The type of collateral matters too. Real estate holds value and is easy for a lender to claim through foreclosure, which is why mortgage rates are among the lowest consumer rates available. A car depreciates quickly, so auto loan rates sit higher than mortgage rates but below unsecured lending. Home equity loans and lines of credit fall somewhere in between, using your home as collateral but typically carrying rates above a first mortgage because they’re second in line if things go wrong.
Missing a payment triggers costs that don’t show up on any loan estimate. Most loan contracts include a late fee, commonly around 5% of the overdue payment for mortgages, though the exact amount varies by lender and loan type. State laws set maximum amounts in many jurisdictions.
Sustained delinquency is where the real damage starts. Many loan agreements include a default interest rate provision that bumps the rate by one to two percentage points above the normal rate once the borrower misses a specified number of payments. That higher rate applies to the entire outstanding balance, not just the missed payment. Beyond the contract terms, a default reported to credit bureaus will push up the interest rate on every future loan you apply for, creating a compounding cost that extends well past the original debt.

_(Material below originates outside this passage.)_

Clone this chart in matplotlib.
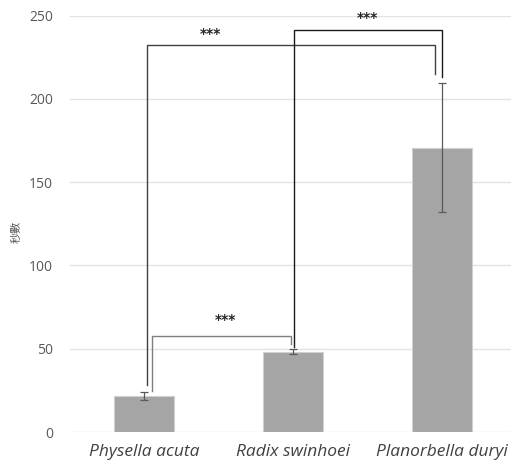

The total cost of credit is the sum of every component described above: interest charges driven by rate and compounding frequency, the length of time those charges accumulate, origination fees and insurance premiums folded into the balance, and potential penalties for paying early or paying late. Federal law requires lenders to disclose a “total of payments” figure that captures the combined principal and finance charges over the full term.1U.S. House of Representatives Office of the Law Revision Counsel. 15 USC 1638 – Transactions Other Than Under an Open End Credit Plan That single number is the most honest measure of what a loan will cost. Comparing total-of-payments figures across offers, rather than fixating on monthly payments alone, is the fastest way to spot which deal actually saves you money.